The Philippine central bank doubled the amount of dollars residents can freely buy and broadened the range of approved outward investments in a bid to spur capital outflows and slow peso gains.
Residents can now purchase as much as $120,000 from banks without documentation, Bangko Sentral ng Pilipinas Deputy Governor Nestor Espenilla said today at a press briefing in Manila. Investments in overseas property as well as foreign- currency mutual funds and debt are now allowed using greenback bought locally, he said. Companies can also obtain U.S. currency in the domestic market this year to meet payments on foreign- currency loans that are not registered with the central bank, a move that may boost dollar demand by as much as $1 billion, Director Patria Angeles said.
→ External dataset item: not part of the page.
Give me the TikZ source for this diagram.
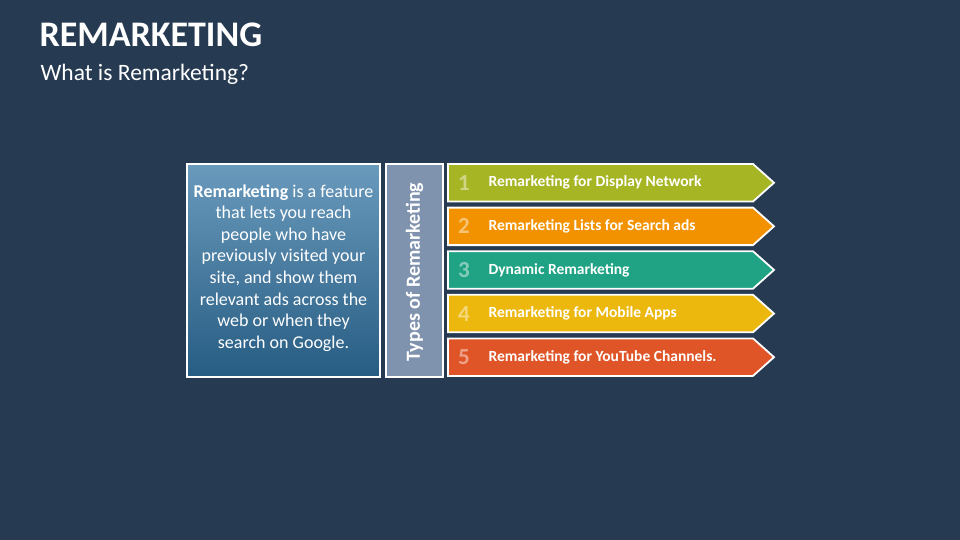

“This is meant to signal that they want to increase demand for U.S. dollars so their intervention in the foreign-exchange market will be lessened,” said Paul Joseph Garcia,who helps manage the equivalent of $18.4 bilion at BPI Asset Management in Manila. “But the problem is, you cannot fight the inflows. We’re one of the hottest emerging markets right now.”
The Philippines, which won its first investment-grade credit ranking from Fitch Ratings last month, is seeking to slow a surge in capital inflows that made the peso the second-best performer in the region and drove local shares to a record high. Foreign portfolio inflows into the $225 billion economy jumped 79 percent from a year earlier to $7.3 billion in the first quarter, after rising to a decade-high in 2012.
The peso rose 0.1 percent today to 41.205 per dollar in Manila, according to Tullett Prebon Plc. The currency has gained 3.5 percent in the past 12 months, trailing only the Thai baht among Asia currencies. The Philippine Stock Exchange Index (PCOMP) has rallied 18 percent this year and closed at a record on April 12.
Tourists can now change back as much as $10,000, double the previous limit, before they leave the country, the BSP said. Companies with unregistered foreign-currency loans were last allowed to obtain dollars locally from December 2011 to February 2012.
The rule changes, which will allow easier access to foreign exchange, are aimed at encouraging fund outflows, Governor Amando Tetangco told Bloomberg Television on March 28 when he revealed the April timetable for the revisions.
“It’s difficult to say if the new measures will weaken the peso but it’s a good opportunity for banks to use their foreign exchange resources,” Angeles said.
Bangko Sentral allowed banks to hold more foreign exchange in February 2007 as the peso traded near a six-year high. Since then, it has increased the amount of dollars that companies and individuals can buy or invest overseas without prior regulatory approval and allowed lenders to trade more foreign-currency derivatives.
In March 2012, the monetary authority raised the limit on purchases of the greenback by importers that don’t need to be supported by documents to $500,000 from $50,000. In October 2010, further caps were relaxed.